Copy word for word the lines in the records below, starting at the line with "Generate a Python" and ending at the line with "ax.plot(r * np.cos(t), r". Skip the pictures.

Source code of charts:
==*==

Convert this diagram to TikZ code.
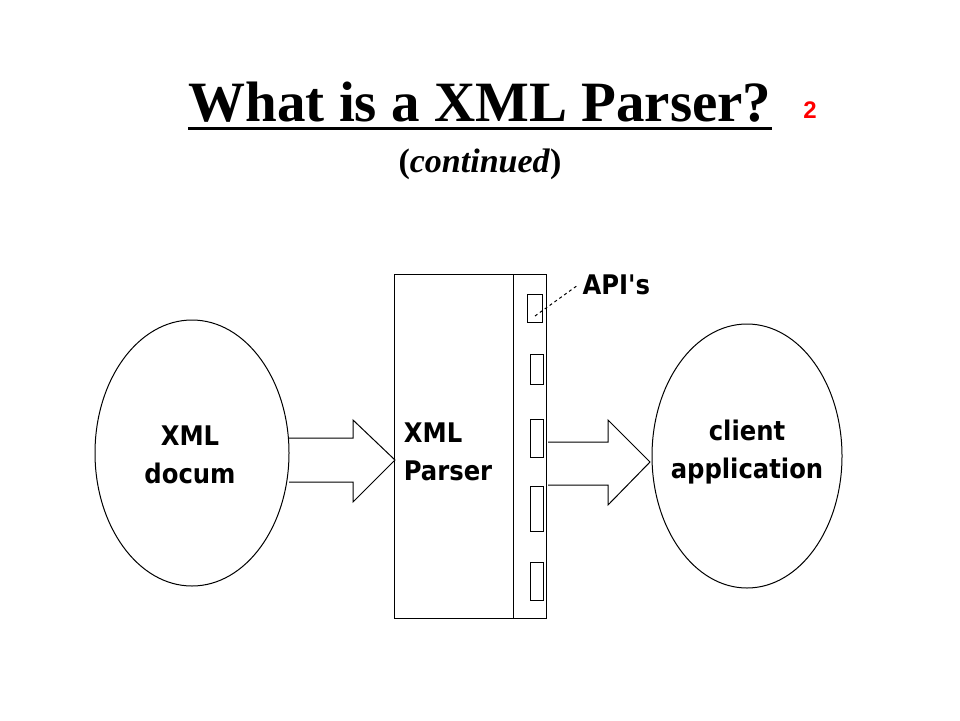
\documentclass[tikz,border=0pt]{standalone}
\usepackage{fontspec}
\setmainfont{Liberation Serif}
\newfontfamily\dfont{DejaVu Sans Condensed}
\newfontfamily\numfont{Liberation Sans}
\tikzset{every path/.style={line width=1pt}}
\tikzset{
  blob/.style={ellipse,draw,minimum width=194pt,minimum height=266pt,inner sep=0pt},
  api/.style={draw,minimum width=13pt,minimum height=30pt,inner sep=0pt},
  lbl/.style={font=\dfont\bfseries\fontsize{27}{38}\selectfont,align=center}
}
\usetikzlibrary{shapes.geometric}
\begin{document}
\begin{tikzpicture}[x=1pt,y=-1pt]
    \useasboundingbox (0,0) rectangle (960,720);
    \node[font=\bfseries\fontsize{57}{62}\selectfont,inner sep=0pt] (title) at (480,102) {What is a XML Parser?};
    \draw[line width=2.5pt] (title.south west)++(0,6) coordinate (ul) -- (ul -| title.south east);
    \node[font=\numfont\bfseries\fontsize{24}{28}\selectfont,color=red] (num) at (810,110) {2};
    \node[font=\bfseries\fontsize{34}{40}\selectfont] (sub) at (480,164) {(\textit{continued})};
    \node[blob] (doc) at (192,453) {};
    \node[lbl] at (190,455) {XML\\docum};
    \node[blob,minimum width=190pt,minimum height=264pt] (cli) at (747,456) {};
    \node[lbl] at (747,452) {client\\application};
    \node[draw,minimum width=119pt,minimum height=344pt,inner sep=0pt] (parser) at (453.5,446) {};
    \node[lbl,align=left,anchor=west] at (400,452) {XML\\Parser};
    \node[draw,minimum width=33pt,minimum height=344pt,inner sep=0pt] (strip) at (529.5,446) {};
    \node[api,minimum width=15pt,minimum height=28pt] (a1) at (535,308) {};
    \node[api] (a2) at (536.5,369) {};
    \node[api,minimum height=38pt] (a3) at (536.5,438) {};
    \node[api,minimum height=45pt] (a4) at (536.5,509) {};
    \node[api,minimum height=38pt] (a5) at (536.5,581) {};
    \node[lbl,anchor=west,inner sep=0pt] (apis) at (582,285) {API's};
    \draw[dashed] (a1.center)++(0,8) -- ([xshift=-4pt]apis.west);
    % big hollow arrows
    \draw (289,438) coordinate (l1) -- (353,438) -- (353,420) -- (395,460) coordinate (lt) -- (353,502) -- (353,482) -- (289,482);
    \draw (548,442) -- (608,442) -- (608,420) -- (650,462) coordinate (rt) -- (608,505) -- (608,485) -- (548,485);
\end{tikzpicture}
\end{document}
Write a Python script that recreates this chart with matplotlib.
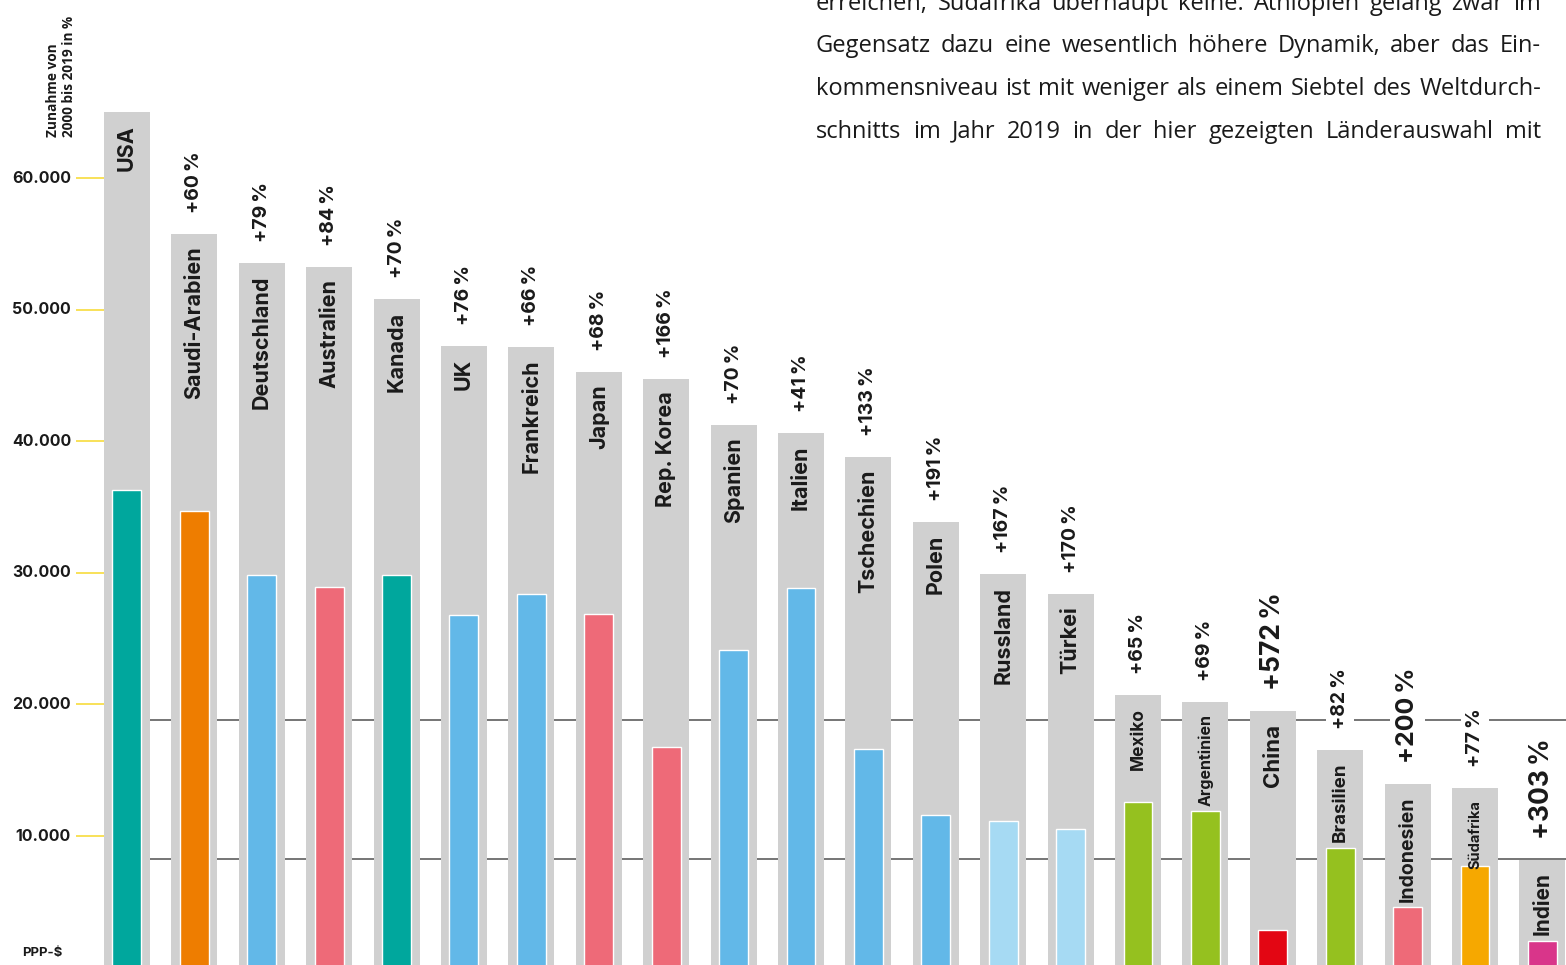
import matplotlib
matplotlib.use("Agg")
import matplotlib.pyplot as plt

plt.rcParams['font.family'] = ['Inter', 'DejaVu Sans']

# BIP pro Kopf in PPP-$ (2019 = grauer Balken, 2000 = farbiger Balken)
countries = ['USA', 'Saudi-Arabien', 'Deutschland', 'Australien', 'Kanada', 'UK',
             'Frankreich', 'Japan', 'Rep. Korea', 'Spanien', 'Italien', 'Tschechien',
             'Polen', 'Russland', 'Türkei', 'Mexiko', 'Argentinien', 'China',
             'Brasilien', 'Indonesien', 'Südafrika', 'Indien']
gdp_2019 = [65000, 55750, 53550, 53250, 50800, 47250, 47150, 45300, 44750, 41250,
            40650, 38800, 33850, 29900, 28400, 20700, 20200, 19500, 16550, 13950,
            13650, 8200]
gdp_2000 = [36300, 34700, 29850, 28950, 29850, 26800, 28400, 26850, 16750, 24150,
            28850, 16600, 11600, 11150, 10550, 12600, 11900, 2850, 9100, 4600,
            7700, 2000]
growth = [None, 60, 79, 84, 70, 76, 66, 68, 166, 70, 41, 133, 191, 167, 170, 65,
          69, 572, 82, 200, 77, 303]
world_2019 = 18800
world_2000 = 8250
yticks = [10000, 20000, 30000, 40000, 50000, 60000]

teal, orange, blue, pink = '#00A79D', '#EE7D00', '#62B8E8', '#EE6A78'
pale, green, red, yellow, magenta = '#A6DAF3', '#95C11F', '#E30613', '#F6A800', '#D9358A'
colors = [teal, orange, blue, pink, teal, blue, blue, pink, pink, blue, blue, blue,
          blue, pale, pale, green, green, red, green, pink, yellow, magenta]

name_size = {'Argentinien': 11.5, 'Südafrika': 10.5, 'Brasilien': 13.5, 'China': 16,
             'Mexiko': 12.5, 'Indonesien': 14, 'Indien': 15}
pct_size = {572: 19, 200: 18, 303: 19}

W, H = 1566, 965
fig = plt.figure(figsize=(W / 100, H / 100), dpi=100)
ax = fig.add_axes([0, 0, 1, 1])
ax.set_xlim(-1.884, 21.35)
ax.set_ylim(198, 73540)
ax.axis('off')

x = list(range(len(countries)))
ax.bar(x, gdp_2019, width=0.68, color='#D0D0D0', zorder=2)
ax.bar(x, gdp_2000, width=0.43, color=colors, edgecolor='white', linewidth=1, zorder=3)

# Weltdurchschnitt 2019 / 2000
ax.hlines([world_2019, world_2000], 0.34, 21.35, color='#6A6A6A', lw=1.3, zorder=1)

# y-Achse
ax.hlines(yticks, -0.757, -0.34, color='#F7DC3C', lw=1.2)
for v in yticks:
    ax.text(-0.83, v, f"{v:,}".replace(',', '.'), ha='right', va='center',
            fontsize=11.5, fontweight='bold', color='#1a1a1a')
fig.text(22 / W, 1 - 953 / H, 'PPP-$', ha='left', va='center', fontsize=9.5,
         fontweight='bold', color='#1a1a1a')
fig.text(61 / W, 1 - 137 / H, 'Zunahme von\n2000 bis 2019 in %', rotation=90,
         ha='center', va='bottom', multialignment='left', fontsize=9.8,
         fontweight='bold', family=['Open Sans', 'DejaVu Sans'], linespacing=1.1,
         color='#1a1a1a')

for i, (name, v19, g) in enumerate(zip(countries, gdp_2019, growth)):
    ax.annotate(name, (i, v19), xytext=(0, -9), textcoords='offset points',
                rotation=90, ha='center', va='top', fontsize=name_size.get(name, 15.5),
                fontweight='bold', color='#1a1a1a', zorder=4)
    if g is not None:
        ax.annotate(f"+{g}\u2009%", (i, v19), xytext=(0, 15), textcoords='offset points',
                    rotation=90, ha='center', va='bottom', fontsize=pct_size.get(g, 14),
                    fontweight='bold', color='#1a1a1a', zorder=4,
                    bbox=dict(boxstyle='square,pad=0.25', fc='white', ec='none'))

# Fliesstext oben rechts (Blocksatz), erste Zeile oben angeschnitten wie im Original
para = ["erreichen, Südafrika überhaupt keine. Äthiopien gelang zwar im",
        "Gegensatz dazu eine wesentlich höhere Dynamik, aber das Ein-",
        "kommensniveau ist mit weniger als einem Siebtel des Weltdurch-",
        "schnitts im Jahr 2019 in der hier gezeigten Länderauswahl mit"]
left, right = 816, 1541
renderer = fig.canvas.get_renderer()
for k, line in enumerate(para):
    base = 10 + 42.5 * k
    words = line.split(' ')
    texts = [fig.text(0, 1 - base / H, w, ha='left', va='baseline', fontsize=17,
                      family=['Open Sans', 'DejaVu Sans'], color='#1a1a1a')
             for w in words]
    widths = [t.get_window_extent(renderer).width for t in texts]
    gap = (right - left - sum(widths)) / (len(words) - 1)
    pos = left
    for t, w in zip(texts, widths):
        t.set_x(pos / W)
        pos += w + gap

fig.savefig('out.png', dpi=100)
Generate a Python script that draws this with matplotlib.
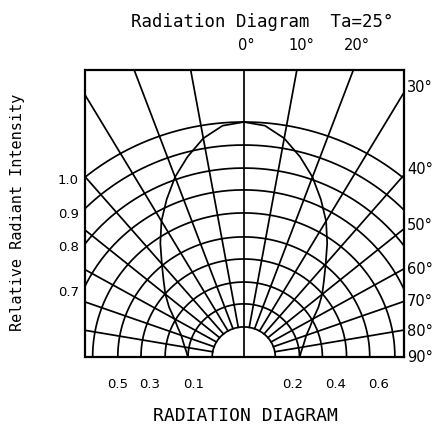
import numpy as np
import matplotlib
matplotlib.use("Agg")
from matplotlib import pyplot as plt

# grid of the polar chart (radius 1.0 = outer arc)
arc_radii = [0.128, 0.226, 0.319, 0.417, 0.511, 0.613, 0.711, 0.804, 0.902, 1.0]
spoke_angles = [-80, -70, -60, -50, -40, -30, -20, -10, 0, 10, 20, 30, 40, 50, 60, 70, 80]

# radiation pattern (angle in deg, radius)
curve_angle = [0, 5, 10, 15, 20, 25, 30, 35, 40, 45, 50, 55, 60, 65, 70, 75, 80, 85, 90]
curve_r = [1.0, 0.988, 0.945, 0.882, 0.815, 0.74, 0.668, 0.59, 0.517, 0.46, 0.415,
           0.37, 0.325, 0.295, 0.27, 0.255, 0.243, 0.233, 0.227]

top_labels = ["0°", "10°", "20°"]
right_labels = ["30°", "40°", "50°", "60°", "70°", "80°", "90°"]
left_labels = ["1.0", "0.9", "0.8", "0.7"]
bottom_labels = ["0.5", "0.3", "0.1", "0.2", "0.4", "0.6"]

W, H = 435, 434
fig = plt.figure(figsize=(W / 100, H / 100), dpi=100)

# frame in pixels
L, R, T, B = 85.5, 404, 70, 357
ax = fig.add_axes([L / W, 1 - B / H, (R - L) / W, (B - T) / H])
ax.set_xlim(-0.642, 0.650)
ax.set_ylim(0, (B - T) / 235)
for s in ax.spines.values():
    s.set_linewidth(1.6)
ax.set_xticks([])
ax.set_yticks([])

lw = 1.25
t = np.linspace(0, np.pi, 400)
for r in arc_radii:
    ax.plot(r * np.cos(t), r * np.sin(t), color="black", lw=lw)

for a in spoke_angles:
    th = np.radians(a)
    r0 = 0 if a == 0 else arc_radii[0]
    ax.plot([r0 * np.sin(th), 3 * np.sin(th)], [r0 * np.cos(th), 3 * np.cos(th)],
            color="black", lw=lw)

ca = np.radians(np.array(curve_angle, dtype=float))
cr = np.array(curve_r)
ax.plot(cr * np.sin(ca), cr * np.cos(ca), color="black", lw=lw)
ax.plot(-cr * np.sin(ca), cr * np.cos(ca), color="black", lw=lw)


def px(x, y):
    return x / W, 1 - y / H


narrow = ["Liberation Sans Narrow", "DejaVu Sans"]
mono = ["DejaVu Sans Mono"]

for lab, x in zip(top_labels, [246, 301, 357]):
    fig.text(*px(x, 45), lab, ha="center", va="center", fontsize=10.5, family=narrow)
for lab, y in zip(right_labels, [87, 170, 226, 269, 302, 331, 357]):
    fig.text(*px(407, y), lab, ha="left", va="center", fontsize=10.5, family=narrow)
for lab, x in zip(bottom_labels, [118, 150, 194, 293, 336, 379]):
    fig.text(*px(x, 384), lab, ha="center", va="center", fontsize=9.5, family=narrow)
for lab, y in zip(left_labels, [181, 214, 247, 292]):
    fig.text(*px(79, y), lab, ha="right", va="center", fontsize=9.5, family=narrow)

fig.text(*px(262, 22), "Radiation Diagram  Ta=25°", ha="center", va="center",
         fontsize=12.5, family=mono)
fig.text(*px(245, 416), "RADIATION DIAGRAM", ha="center", va="center",
         fontsize=13, family=mono)
fig.text(*px(18, 212), "Relative Radiant Intensity", ha="center", va="center",
         rotation=90, fontsize=11, family=mono)

plt.savefig("out.png", dpi=100)
plt.close()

==*==

▶ Solution for this problem:
Generate a Python script that draws this with matplotlib.
import numpy as np
import matplotlib
matplotlib.use("Agg")
from matplotlib import pyplot as plt

# grid of the polar chart (radius 1.0 = outer arc)
arc_radii = [0.128, 0.226, 0.319, 0.417, 0.511, 0.613, 0.711, 0.804, 0.902, 1.0]
spoke_angles = [-80, -70, -60, -50, -40, -30, -20, -10, 0, 10, 20, 30, 40, 50, 60, 70, 80]

# radiation pattern (angle in deg, radius)
curve_angle = [0, 5, 10, 15, 20, 25, 30, 35, 40, 45, 50, 55, 60, 65, 70, 75, 80, 85, 90]
curve_r = [1.0, 0.988, 0.945, 0.882, 0.815, 0.74, 0.668, 0.59, 0.517, 0.46, 0.415,
           0.37, 0.325, 0.295, 0.27, 0.255, 0.243, 0.233, 0.227]

top_labels = ["0°", "10°", "20°"]
right_labels = ["30°", "40°", "50°", "60°", "70°", "80°", "90°"]
left_labels = ["1.0", "0.9", "0.8", "0.7"]
bottom_labels = ["0.5", "0.3", "0.1", "0.2", "0.4", "0.6"]

W, H = 435, 434
fig = plt.figure(figsize=(W / 100, H / 100), dpi=100)

# frame in pixels
L, R, T, B = 85.5, 404, 70, 357
ax = fig.add_axes([L / W, 1 - B / H, (R - L) / W, (B - T) / H])
ax.set_xlim(-0.642, 0.650)
ax.set_ylim(0, (B - T) / 235)
for s in ax.spines.values():
    s.set_linewidth(1.6)
ax.set_xticks([])
ax.set_yticks([])

lw = 1.25
t = np.linspace(0, np.pi, 400)
for r in arc_radii:
    ax.plot(r * np.cos(t), r * np.sin(t), color="black", lw=lw)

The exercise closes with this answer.